Money: where it goes and why that matters
The economics of an Indigenous-community visit are part of the ethics of it, and they are worth being clear about. In Guna Yala, the comarca has structured tourism so that Guna-owned operators run the trips, Guna families run the island lodges, and the entry-fee system routes a payment from every visitor into the comarca itself [1]. That structure exists by design: it is the answer to a question every tourism destination faces, who profits, and the Guna have answered it by keeping the profit inside the comarca rather than licensing the territory to outside operators. An Emberá village visit works on a smaller but analogous principle: the host community is paid for the visit, sells its own crafts directly to the visitors, and runs the encounter as a community enterprise rather than as a stage managed by a third party.
A visitor’s choices tilt this. Booking through a Guna-owned operator, or an Emberá trip that names and pays its host community, keeps the money on the path the community designed. Booking through a generic reseller who treats the community as a scenic backdrop often routes a large share of the price out of the community and to middlemen. Buying crafts from the maker rather than from a reseller does the same thing at a smaller scale: the mola or basket has one first seller, and the further the buyer is from that person, the smaller the maker’s share [3]. None of this requires moralizing; it is just the mechanism, and understanding it lets a visitor make the choices that line up with the visit they probably came for.

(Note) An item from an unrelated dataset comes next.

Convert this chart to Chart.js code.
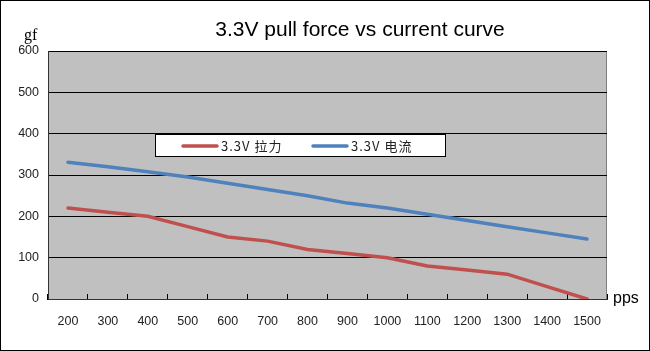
<!DOCTYPE html>
<html>
<head>
<meta charset="utf-8">
<script src="https://cdn.jsdelivr.net/npm/chart.js@4"></script>
<style>
  html, body { margin: 0; padding: 0; background: #fff; }
  #wrap { width: 650px; height: 351px; }
</style>
</head>
<body>
<div id="wrap"><canvas id="pullChart" width="650" height="351"></canvas></div>
<script>
// данные графика
const speeds = ["200", "300", "400", "500", "600", "700", "800", "900", "1000", "1100", "1200", "1300", "1400", "1500"];
const pullForce = [220, 210, 200, 175, 150, 140, 120, 110, 100, 80, 70, 60, 30, 0];
const current = [331, 320, 308, 295, 280, 265, 250, 232, 220, 205, 190, 175, 160, 145];
const seriesNames = ["3.3V 拉力", "3.3V 电流"];
const seriesColors = ["#c0504d", "#4f81bd"];
const yTicks = [0, 100, 200, 300, 400, 500, 600];

const tickFont = { family: "'Liberation Sans', Arial, sans-serif", size: 12.5 };

// рамка, фон области графика, заголовок, подписи осей и легенда
const decorPlugin = {
  id: "decor",
  beforeDraw(chart) {
    const c = chart.ctx;
    const a = chart.chartArea;
    c.save();
    c.fillStyle = "#fff";
    c.fillRect(0, 0, chart.width, chart.height);
    c.strokeStyle = "#000";
    c.lineWidth = 1;
    c.strokeRect(0.5, 0.5, chart.width - 1, chart.height - 1);
    c.fillStyle = "#c0c0c0";
    c.fillRect(a.left, a.top, a.right - a.left, a.bottom - a.top);
    c.strokeStyle = "#808080";
    c.strokeRect(a.left + 0.5, a.top + 0.5, a.right - a.left - 1, a.bottom - a.top);
    c.restore();
  },
  afterDraw(chart) {
    const c = chart.ctx;
    c.save();
    c.fillStyle = "#000";
    c.textBaseline = "alphabetic";
    c.font = "21px 'Liberation Sans', Arial, sans-serif";
    c.textAlign = "center";
    c.fillText("3.3V pull force vs current curve", 360, 36);
    c.textAlign = "left";
    c.font = "16px 'Liberation Serif', serif";
    c.fillText("gf", 24, 40);
    c.font = "16px 'Liberation Sans', Arial, sans-serif";
    c.fillText("pps", 613, 303);

    // легенда
    c.fillStyle = "#fff";
    c.fillRect(155, 134, 291, 23);
    c.strokeStyle = "#000";
    c.lineWidth = 1;
    c.strokeRect(155.5, 134.5, 290, 22);
    const starts = [183, 313];
    c.font = "13px 'Noto Sans CJK SC', sans-serif";
    c.letterSpacing = "1px";
    c.textBaseline = "middle";
    chart.data.datasets.forEach(function(ds, i) {
      c.strokeStyle = ds.borderColor;
      c.lineWidth = 3.5;
      c.lineCap = "round";
      c.beginPath();
      c.moveTo(starts[i], 146);
      c.lineTo(starts[i] + 34, 146);
      c.stroke();
      c.fillStyle = "#222";
      c.fillText(ds.label, starts[i] + 38, 146);
    });
    c.restore();
  }
};

const ctx = document.getElementById("pullChart").getContext("2d");
new Chart(ctx, {
  type: "line",
  data: {
    labels: speeds,
    datasets: [
      { label: seriesNames[0], data: pullForce, borderColor: seriesColors[0], borderWidth: 3.5 },
      { label: seriesNames[1], data: current, borderColor: seriesColors[1], borderWidth: 3.5 }
    ]
  },
  options: {
    responsive: false,
    animation: false,
    layout: { padding: { top: 51, right: 43, left: 0, bottom: 0 } },
    elements: { point: { radius: 0 }, line: { tension: 0, borderCapStyle: "round" } },
    plugins: { legend: { display: false }, title: { display: false }, tooltip: { enabled: false } },
    scales: {
      x: {
        offset: true,
        grid: { offset: true, drawOnChartArea: false, drawTicks: true, tickLength: -5, color: "#000" },
        border: { color: "#333", width: 1 },
        ticks: { color: "#222", padding: 20, font: tickFont },
        afterFit(scale) { scale.height = 52; }
      },
      y: {
        min: 0,
        max: 600,
        afterBuildTicks(scale) { scale.ticks = yTicks.map(function(v) { return { value: v }; }); },
        grid: { color: "#000", drawTicks: false },
        border: { color: "#333", width: 1 },
        ticks: { color: "#222", padding: 9, font: tickFont },
        afterFit(scale) { scale.width = 48; }
      }
    }
  },
  plugins: [decorPlugin]
});
</script>
</body>
</html>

What you actually take away
The thing a well-run community visit leaves a traveler with is not a performance seen but a sense of how a particular people actually live, and the two experiences on offer give very different windows. A Guna Yala trip delivers the maritime-island life: the canoe commute to mainland farms, the mola work, the community rules, and the sheer physical reality of living on low coral cays that are now being lost to the sea [5]. An Emberá village visit delivers the river-rainforest life: the stilt house, the dugout canoe, the dance and the meal, the body painting, and the crafts made from forest materials [4]. Both are short, a day or two, and neither is an immersion, but they are genuine encounters with living, governed communities rather than staged spectacles, provided the visit is arranged through the community’s own channels.
The visitors who get the most out of these trips are the ones who arrive having read a little first. Knowing what a comarca is, what a saila does, why the Guna run their own tourism, or why the Emberá are where they are turns a series of unfamiliar sights into a legible picture of a society. That is the purpose of the surrounding pages (the overview, the comarcas, and the per-people culture pages), and reading them first is the single thing that most improves the visit.

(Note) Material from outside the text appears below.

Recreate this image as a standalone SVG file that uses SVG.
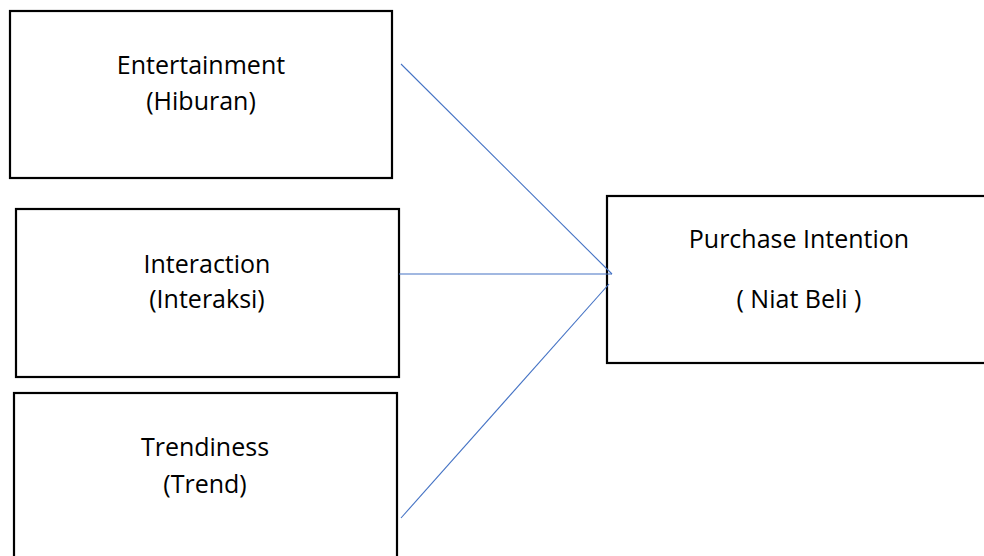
<svg xmlns="http://www.w3.org/2000/svg" width="984" height="556" viewBox="0 0 984 556">
<style>
.box{fill:#fff;stroke:#000;stroke-width:2.2}
.t{font-family:"Open Sans","Liberation Sans",sans-serif;font-size:25px;fill:#000;text-anchor:middle}
.c{stroke:#4472C4;stroke-width:1.1;fill:none}
</style>
<rect width="984" height="556" fill="#fff"/>
<g id="entertainment">
<rect class="box" x="10" y="11" width="382" height="167"/>
<text class="t" x="201" y="74">Entertainment</text>
<text class="t" x="201" y="110">(Hiburan)</text>
</g>
<g id="interaction">
<rect class="box" x="16" y="209" width="383" height="168"/>
<text class="t" x="207" y="273">Interaction</text>
<text class="t" x="207" y="308">(Interaksi)</text>
</g>
<g id="trendiness">
<rect class="box" x="14" y="393" width="383" height="175"/>
<text class="t" x="205" y="456">Trendiness</text>
<text class="t" x="205" y="493">(Trend)</text>
</g>
<g id="purchase">
<rect class="box" x="607" y="196" width="400" height="167"/>
<text class="t" x="799" y="248">Purchase Intention</text>
<text class="t" x="799" y="308">( Niat Beli )</text>
</g>
<g id="connectors">
<line class="c" x1="401" y1="64" x2="612" y2="274"/>
<line class="c" x1="399" y1="274" x2="612" y2="274"/>
<line class="c" x1="401" y1="518" x2="609" y2="284"/>
</g>
</svg>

Etiquette that actually matters
A short list of conduct separates a welcome visitor from a problem one, and most of it is the same in Guna Yala and an Emberá village. Ask before photographing people, and respect a no; in Guna Yala there are specific rules about photography that the comarca enforces, and they are not negotiable. Dress modestly. The comarcas are not beaches in the resort sense, even when they are on the water, and Guna women in traditional dress are not an invitation to gawk. Buy crafts from the maker or a community cooperative rather than haggling a reseller down, because the price difference to the artist is large and the work is the community’s main craft income. Take your trash out with you; island and river communities have limited waste infrastructure.
A few specifics matter in Guna Yala. Alcohol is restricted or prohibited on many islands, and the rule is enforced. Entry fees are not optional and should not be argued over. The Guna have firm ideas about appropriate behavior on and around their communities, and a visitor who chafes at the rules is a visitor who is missing the point: the rules are the comarca governing itself, which is the whole story of Guna Yala.
How to choose an operator
Because both visits run through community-controlled channels, the choice of operator matters more than usual. In Guna Yala, a Guna-owned operator is the option that keeps the economics and the decisions inside the comarca, and it is worth seeking out specifically for that reason [1]. For an Emberá visit, look for operators that name the host community and run under a community agreement rather than presenting the visit as a generic “tribal tour.” The mark of a good operator in both cases is transparency about where the money goes and respect for the community’s rules, and an operator that glosses over those is one to avoid.
What to avoid: scams, intrusion, and bad operators
A short list of failure modes is worth naming, because they are the difference between a visit that helps a community and one that exploits it. The first is the reseller posing as a community operator. In Guna Yala, the protection against this is straightforward: a Guna-owned operator keeps the trip and the revenue inside the comarca, and there are established ones to choose from [1]. An operator that is vague about who actually runs the island or the village, or that cannot name the host community, is one to be cautious of. The second failure mode is treating the community as a photo opportunity rather than a host: photographing people without asking, intruding into homes or the congress space, or treating ritual and dance as a free performance. The comarcas enforce rules against the worst of this in Guna Yala, and the spirit of the rules applies everywhere.
The third is the craft transaction gone wrong. Hard haggling against people selling their own handwork in their own community presses the maker’s margin toward zero, and it is the opposite of the direct-from-maker purchase that actually supports the tradition [3]. A mola, a basket, or a carved mask bought at a fair price from the person who made it does more for the community than a steeply discounted one bought from a middleman. None of this is complicated, and none of it requires anything beyond ordinary courtesy applied with the awareness that these are governed, living communities. The visits that go badly are almost always the ones that forget that; the ones that go well are the ones that remember it from the planning stage through to the purchase.
The visit in context
A well-done visit to an Indigenous community is often the thing a traveler remembers longest about Panama, and it should be: these are living, governed, distinctive cultures that have held more of their land and autonomy than most. The etiquette and the operator choices in this page are not bureaucratic friction; they are the terms on which that encounter stays welcome. Read alongside the culture pages (Guna, Emberá-Wounaan, and the overview), they let a visitor arrive informed rather than just curious, which is the difference a community can feel.